India falls in the same group as the USA, Canada and Australia (amongst others), and has a higher level of taxes, both on gasoline as well as on diesel. The total incidence of tax – including state VAT, highway development cess, customs duty on imported crude oil – on the retail price of gasoline works out to over 45%, while that on diesel is about 35%. Unlike Australia or Canada, India is dependent on imported crude to the extent of 77% of her requirements, and to an even greater extent than is the USA.

 

Indian consumption will increase much faster than in the developed world – whether in the USA, Western Europe, Canada or Australia. Assuming that we will be able to put in place policies that enhance efficiency in automotive fuel usage, the demand for petroleum products will minimally double over the next 15 years (2030). Even in an optimistic scenario, domestic production is unlikely to meet more than 15-20% of our future needs, that is, we will have to import some 80-85% of our crude oil requirements.
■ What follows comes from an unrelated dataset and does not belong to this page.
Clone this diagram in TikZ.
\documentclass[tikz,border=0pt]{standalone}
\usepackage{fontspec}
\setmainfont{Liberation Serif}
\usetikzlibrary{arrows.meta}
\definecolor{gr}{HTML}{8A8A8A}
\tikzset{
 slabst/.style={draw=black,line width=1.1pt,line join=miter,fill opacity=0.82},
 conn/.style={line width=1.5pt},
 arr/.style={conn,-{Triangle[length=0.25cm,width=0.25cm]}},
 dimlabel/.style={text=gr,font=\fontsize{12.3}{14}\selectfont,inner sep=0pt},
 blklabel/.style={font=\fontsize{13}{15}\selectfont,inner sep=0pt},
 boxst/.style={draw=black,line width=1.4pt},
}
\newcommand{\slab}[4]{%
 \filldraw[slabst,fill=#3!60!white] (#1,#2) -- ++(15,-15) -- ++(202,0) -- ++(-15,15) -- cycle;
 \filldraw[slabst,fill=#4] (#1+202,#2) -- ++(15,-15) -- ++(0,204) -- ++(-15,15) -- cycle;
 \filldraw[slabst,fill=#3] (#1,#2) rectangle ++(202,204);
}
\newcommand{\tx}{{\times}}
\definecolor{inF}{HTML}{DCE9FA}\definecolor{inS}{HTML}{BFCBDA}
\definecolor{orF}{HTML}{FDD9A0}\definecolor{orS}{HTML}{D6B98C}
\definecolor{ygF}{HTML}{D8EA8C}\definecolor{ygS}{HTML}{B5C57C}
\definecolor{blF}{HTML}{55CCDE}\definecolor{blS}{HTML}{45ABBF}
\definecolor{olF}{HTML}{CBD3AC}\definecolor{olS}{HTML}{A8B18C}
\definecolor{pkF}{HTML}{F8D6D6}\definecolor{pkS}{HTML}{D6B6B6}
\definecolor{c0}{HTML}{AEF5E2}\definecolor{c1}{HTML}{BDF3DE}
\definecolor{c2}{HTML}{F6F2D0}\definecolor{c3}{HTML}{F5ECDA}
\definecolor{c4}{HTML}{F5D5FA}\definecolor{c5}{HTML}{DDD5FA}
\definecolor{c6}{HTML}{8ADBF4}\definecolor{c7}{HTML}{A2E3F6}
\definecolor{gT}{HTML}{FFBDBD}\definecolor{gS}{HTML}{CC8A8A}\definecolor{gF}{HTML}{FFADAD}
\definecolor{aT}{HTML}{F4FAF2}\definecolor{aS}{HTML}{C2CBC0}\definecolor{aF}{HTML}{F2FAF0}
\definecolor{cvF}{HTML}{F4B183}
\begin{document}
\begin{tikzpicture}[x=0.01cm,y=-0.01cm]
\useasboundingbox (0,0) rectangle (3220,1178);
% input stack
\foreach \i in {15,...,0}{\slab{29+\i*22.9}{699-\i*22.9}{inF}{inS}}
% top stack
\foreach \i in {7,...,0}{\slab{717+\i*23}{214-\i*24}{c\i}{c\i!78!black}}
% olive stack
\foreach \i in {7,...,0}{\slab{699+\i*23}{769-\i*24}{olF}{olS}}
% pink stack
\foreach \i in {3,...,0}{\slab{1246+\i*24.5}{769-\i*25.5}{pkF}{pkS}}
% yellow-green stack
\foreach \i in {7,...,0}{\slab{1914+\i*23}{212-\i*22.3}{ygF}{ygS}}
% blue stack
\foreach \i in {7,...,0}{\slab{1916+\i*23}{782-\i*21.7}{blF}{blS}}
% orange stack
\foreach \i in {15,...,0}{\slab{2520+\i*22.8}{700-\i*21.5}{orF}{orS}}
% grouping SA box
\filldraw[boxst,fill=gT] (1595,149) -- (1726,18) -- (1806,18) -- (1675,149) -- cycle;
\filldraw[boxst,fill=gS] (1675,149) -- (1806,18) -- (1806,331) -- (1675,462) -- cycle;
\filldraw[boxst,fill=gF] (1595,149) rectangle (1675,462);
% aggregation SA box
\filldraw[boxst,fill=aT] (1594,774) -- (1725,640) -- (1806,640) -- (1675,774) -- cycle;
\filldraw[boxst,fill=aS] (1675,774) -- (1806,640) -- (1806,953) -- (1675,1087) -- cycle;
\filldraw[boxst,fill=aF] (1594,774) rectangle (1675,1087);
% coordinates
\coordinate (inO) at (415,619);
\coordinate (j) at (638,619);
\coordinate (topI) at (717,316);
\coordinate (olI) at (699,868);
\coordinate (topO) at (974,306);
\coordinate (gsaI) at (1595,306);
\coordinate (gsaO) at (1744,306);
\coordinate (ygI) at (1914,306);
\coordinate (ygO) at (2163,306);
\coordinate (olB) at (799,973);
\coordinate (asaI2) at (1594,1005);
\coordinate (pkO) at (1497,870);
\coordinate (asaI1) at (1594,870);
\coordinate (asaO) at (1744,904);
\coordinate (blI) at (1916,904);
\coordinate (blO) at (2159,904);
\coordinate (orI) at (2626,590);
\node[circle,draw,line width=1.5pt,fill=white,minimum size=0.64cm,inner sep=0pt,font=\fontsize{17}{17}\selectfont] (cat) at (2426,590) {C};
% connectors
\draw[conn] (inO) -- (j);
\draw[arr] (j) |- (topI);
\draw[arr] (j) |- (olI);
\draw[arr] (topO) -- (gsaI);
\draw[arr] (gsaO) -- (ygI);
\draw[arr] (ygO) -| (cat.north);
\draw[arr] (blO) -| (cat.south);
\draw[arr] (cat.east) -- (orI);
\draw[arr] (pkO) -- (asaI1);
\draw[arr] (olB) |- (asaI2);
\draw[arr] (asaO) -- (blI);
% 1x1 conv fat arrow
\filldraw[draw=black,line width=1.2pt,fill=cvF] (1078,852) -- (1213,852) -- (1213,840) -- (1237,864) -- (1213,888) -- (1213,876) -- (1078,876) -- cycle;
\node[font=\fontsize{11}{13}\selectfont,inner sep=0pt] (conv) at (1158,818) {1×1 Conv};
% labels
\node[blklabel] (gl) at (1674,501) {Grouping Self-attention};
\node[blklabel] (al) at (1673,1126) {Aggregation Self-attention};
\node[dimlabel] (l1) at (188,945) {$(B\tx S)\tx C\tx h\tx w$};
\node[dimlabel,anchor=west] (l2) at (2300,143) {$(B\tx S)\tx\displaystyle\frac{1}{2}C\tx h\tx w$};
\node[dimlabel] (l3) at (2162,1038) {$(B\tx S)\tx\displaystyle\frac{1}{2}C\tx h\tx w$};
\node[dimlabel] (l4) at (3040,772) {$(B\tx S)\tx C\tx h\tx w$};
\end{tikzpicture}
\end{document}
Acquisition of overseas oil assets by ONGC and IOC is a good idea, but the equity oil which these investments will yield still has to be physically imported.
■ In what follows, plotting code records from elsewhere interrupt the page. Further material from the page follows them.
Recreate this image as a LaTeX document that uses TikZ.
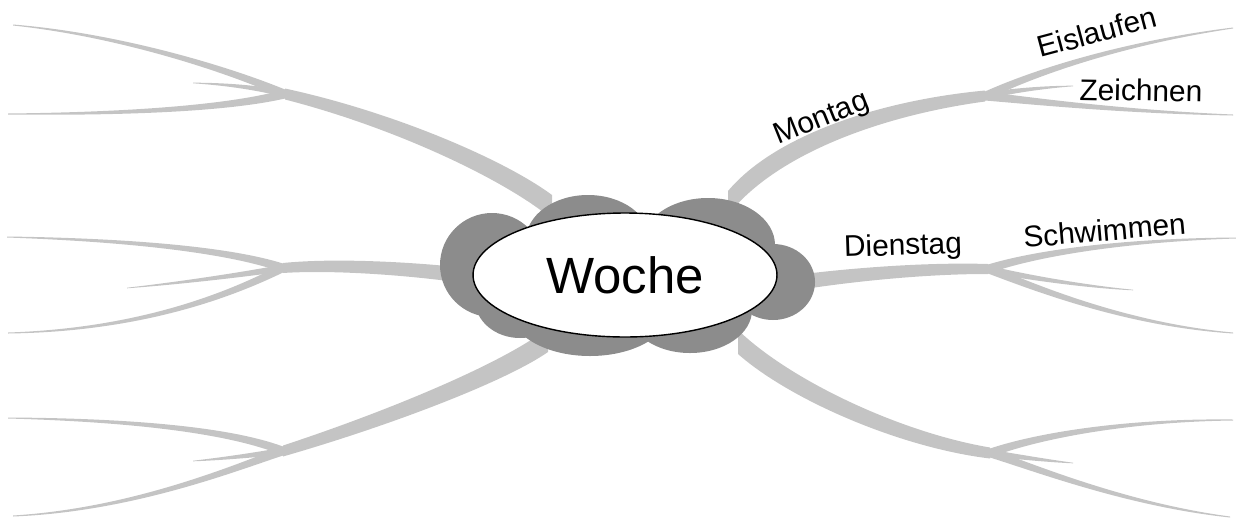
\documentclass[tikz,border=0pt]{standalone}
\usepackage{fontspec}
\setmainfont{Liberation Sans}
\usetikzlibrary{calc,shapes.geometric}

\definecolor{astgrau}{gray}{0.77}
\definecolor{wolkengrau}{gray}{0.55}

\tikzset{
  ast/.style={fill=astgrau},
  wolke/.style={fill=wolkengrau},
  wort/.style={inner sep=0pt, anchor=base west, font=\fontsize{17}{20}\selectfont},
}

% tapered branch: from, control 1, control 2, to, half width at start, half width at end
\newcommand{\zweig}[6]{%
  \fill[ast] ($(#1)+(0,#5)$) .. controls ($(#2)+(0,{(2*#5+#6)/3})$) and ($(#3)+(0,{(#5+2*#6)/3})$) .. ($(#4)+(0,#6)$)
    -- ($(#4)-(0,#6)$) .. controls ($(#3)-(0,{(#5+2*#6)/3})$) and ($(#2)-(0,{(2*#5+#6)/3})$) .. ($(#1)-(0,#5)$) -- cycle;}

\begin{document}
\begin{tikzpicture}[x=0.02cm,y=-0.02cm]
\useasboundingbox (0,0) rectangle (1236,518);

% start points at the cloud
\coordinate (wol) at (552,207);
\coordinate (wml) at (452,274);
\coordinate (wul) at (548,340);
\coordinate (wor) at (728,203);
\coordinate (wmr) at (808,281);
\coordinate (wur) at (738,342);
% forks
\coordinate (ol) at (285,94);
\coordinate (ml) at (283,268);
\coordinate (ul) at (283,451);
\coordinate (or) at (985,96);
\coordinate (mr) at (988,269);
\coordinate (ur) at (990,453);
% free ends
\coordinate (ol1) at (13,25);   \coordinate (ol2) at (193,83);   \coordinate (ol3) at (8,114);
\coordinate (ml1) at (7,237);   \coordinate (ml2) at (127,288);  \coordinate (ml3) at (8,333);
\coordinate (ul1) at (8,418);   \coordinate (ul2) at (193,461);  \coordinate (ul3) at (13,516);
\coordinate (or1) at (1233,28); \coordinate (or2) at (1073,86);  \coordinate (or3) at (1233,115);
\coordinate (mr1) at (1236,238);\coordinate (mr2) at (1133,290); \coordinate (mr3) at (1233,333);
\coordinate (ur1) at (1233,420);\coordinate (ur2) at (1073,463); \coordinate (ur3) at (1230,517);

% main branches
\zweig{wol}{505,170}{395,120}{ol}{12}{5.5}
\zweig{wml}{400,268}{330,264}{ml}{7.5}{5}
\zweig{wul}{505,372}{390,418}{ul}{12}{5.5}
\zweig{wor}{775,145}{880,108}{or}{12}{5.5}
\zweig{wmr}{860,274}{930,268}{mr}{7.5}{5}
\zweig{wur}{790,390}{900,440}{ur}{12}{5.5}

% small branches
\zweig{ol}{230,70}{120,35}{ol1}{4.5}{0.5}
\zweig{ol}{260,88}{225,84}{ol2}{3.5}{0.3}
\zweig{ol}{230,108}{130,114}{ol3}{4.5}{0.5}
\zweig{ml}{230,250}{130,240}{ml1}{4.5}{0.5}
\zweig{ml}{240,275}{180,283}{ml2}{3.5}{0.3}
\zweig{ml}{230,295}{140,330}{ml3}{4.5}{0.5}
\zweig{ul}{230,430}{130,420}{ul1}{4.5}{0.5}
\zweig{ul}{255,455}{220,459}{ul2}{3.5}{0.3}
\zweig{ul}{230,470}{130,510}{ul3}{4.5}{0.5}
\zweig{or}{1040,70}{1130,42}{or1}{4.5}{0.5}
\zweig{or}{1010,91}{1045,87}{or2}{3.5}{0.3}
\zweig{or}{1040,102}{1130,112}{or3}{4.5}{0.5}
\zweig{mr}{1040,252}{1130,240}{mr1}{4.5}{0.5}
\zweig{mr}{1030,278}{1090,287}{mr2}{3.5}{0.3}
\zweig{mr}{1040,290}{1130,325}{mr3}{4.5}{0.5}
\zweig{ur}{1040,435}{1130,420}{ur1}{4.5}{0.5}
\zweig{ur}{1020,457}{1050,461}{ur2}{3.5}{0.3}
\zweig{ur}{1040,470}{1130,505}{ur3}{4.5}{0.5}

% cloud
\fill[wolke] (492,265) ellipse [x radius=52, y radius=52];
\fill[wolke] (588,240) ellipse [x radius=62, y radius=45];
\fill[wolke] (708,245) ellipse [x radius=67, y radius=47];
\fill[wolke] (773,282) ellipse [x radius=42, y radius=38];
\fill[wolke] (590,310) ellipse [x radius=80, y radius=46];
\fill[wolke] (690,310) ellipse [x radius=62, y radius=43];
\fill[wolke] (520,300) ellipse [x radius=45, y radius=38];
\fill[wolke] (625,277) ellipse [x radius=150, y radius=60];

\node[ellipse, draw, fill=white, line width=0.8pt, inner sep=0pt,
  minimum width=6.08cm, minimum height=2.48cm,
  font=\fontsize{29}{34}\selectfont] (woche) at (625,275) {Woche};

% labels
\node[wort, rotate=22] (montag) at (778,145) {Montag};
\node[wort, rotate=15] (eislaufen) at (1040,58) {Eislaufen};
\node[wort, rotate=-1] (zeichnen) at (1079,100) {Zeichnen};
\node[wort, rotate=2] (dienstag) at (844,257) {Dienstag};
\node[wort, rotate=5] (schwimmen) at (1024,248) {Schwimmen};
\end{tikzpicture}
\end{document}
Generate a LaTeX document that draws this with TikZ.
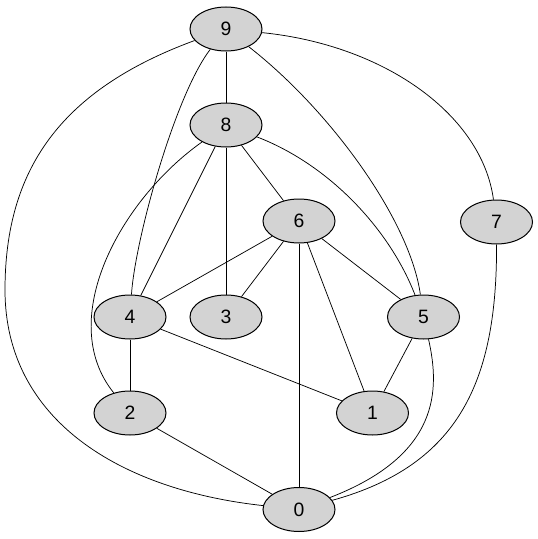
\documentclass[tikz,border=0pt]{standalone}
\usepackage{fontspec}
\setmainfont{Liberation Sans}
\usetikzlibrary{shapes.geometric}
\definecolor{nodegray}{RGB}{211,211,211}
\tikzset{
  vtx/.style={ellipse, draw=black, line width=0.75pt, fill=nodegray,
    minimum width=54pt, minimum height=33pt, inner sep=0pt,
    font=\fontsize{14.5}{16}\selectfont},
  edge/.style={draw=black, line width=0.55pt}
}
\begin{document}
\begin{tikzpicture}[x=0.75pt,y=-0.75pt]
\useasboundingbox (0,0) rectangle (537,539);
\node[vtx] (9) at (226,29) {9};
\node[vtx] (8) at (226,125) {8};
\node[vtx] (6) at (299,221) {6};
\node[vtx] (7) at (496.5,222) {7};
\node[vtx] (4) at (130,317) {4};
\node[vtx] (3) at (226,317) {3};
\node[vtx] (5) at (423.5,317) {5};
\node[vtx] (2) at (130,413) {2};
\node[vtx] (1) at (372.5,413) {1};
\node[vtx] (0) at (299,509.5) {0};
% straight edges
\draw[edge] (9) -- (8);
\draw[edge] (8) -- (4);
\draw[edge] (8) -- (3);
\draw[edge] (8) -- (6);
\draw[edge] (6) -- (4);
\draw[edge] (6) -- (3);
\draw[edge] (6) -- (5);
\draw[edge] (6) -- (1);
\draw[edge] (6) -- (0);
\draw[edge] (4) -- (2);
\draw[edge] (4) -- (1);
\draw[edge] (5) -- (1);
\draw[edge] (2) -- (0);
% curved edges
\draw[edge] (9) .. controls (175,95) and (135,240) .. (4);
\draw[edge] (9) .. controls (330,110) and (410,220) .. (5);
\draw[edge] (9) .. controls (385,45) and (482,115) .. (7);
\draw[edge] (9) .. controls (60,90) and (5,170) .. (5,290) .. controls (5,420) and (120,490) .. (0);
\draw[edge] (8) .. controls (330,165) and (390,230) .. (5);
\draw[edge] (8) .. controls (120,200) and (55,320) .. (2);
\draw[edge] (5) .. controls (440,390) and (440,455) .. (0);
\draw[edge] (7) .. controls (497,380) and (460,465) .. (0);
\end{tikzpicture}
\end{document}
It is fairly easy to come to the conclusion that in our pricing policy, we have to be significantly more inclined towards minimising net increases in oil consumption, than say the USA or Canada or Australia, in particular because of our relatively weaker resource endowments, the certainty of higher future growth in consumption, and the greater opportunity we have (being in an earlier stage of development) to put in place more energy efficient technological choices.

 

On cooking fuel, it is easy to understand the discomfort about raising the sale price of PDS kerosene (Rs 9 per litre presently). However, plenty of our subsidised kerosene is going to adulterate diesel to the considerable detriment of the taxpayer, and as long as there is a sizeable difference between kerosene and diesel prices, the law of gravity will not be suspended. We also know that kerosene causes considerable indoor pollution. For both these reasons, we need to rapidly wean away the kerosene using householder to LPG or natural gas, and then discontinue subsidised kerosene supply. Currently, there is no central tax being levied on LPG. As for diversion to commercial use, if we intend to continue with below cost supply of LPG cooking gas, it is best that we make the package physically different – perhaps, bright blue 25 kg cylinders for commercial supply and the smaller red ones for household connections. Maybe different dimensions for the attachments also. It will make the work at the bottling plant more difficult, but control should become easier and money saved may make it worthwhile.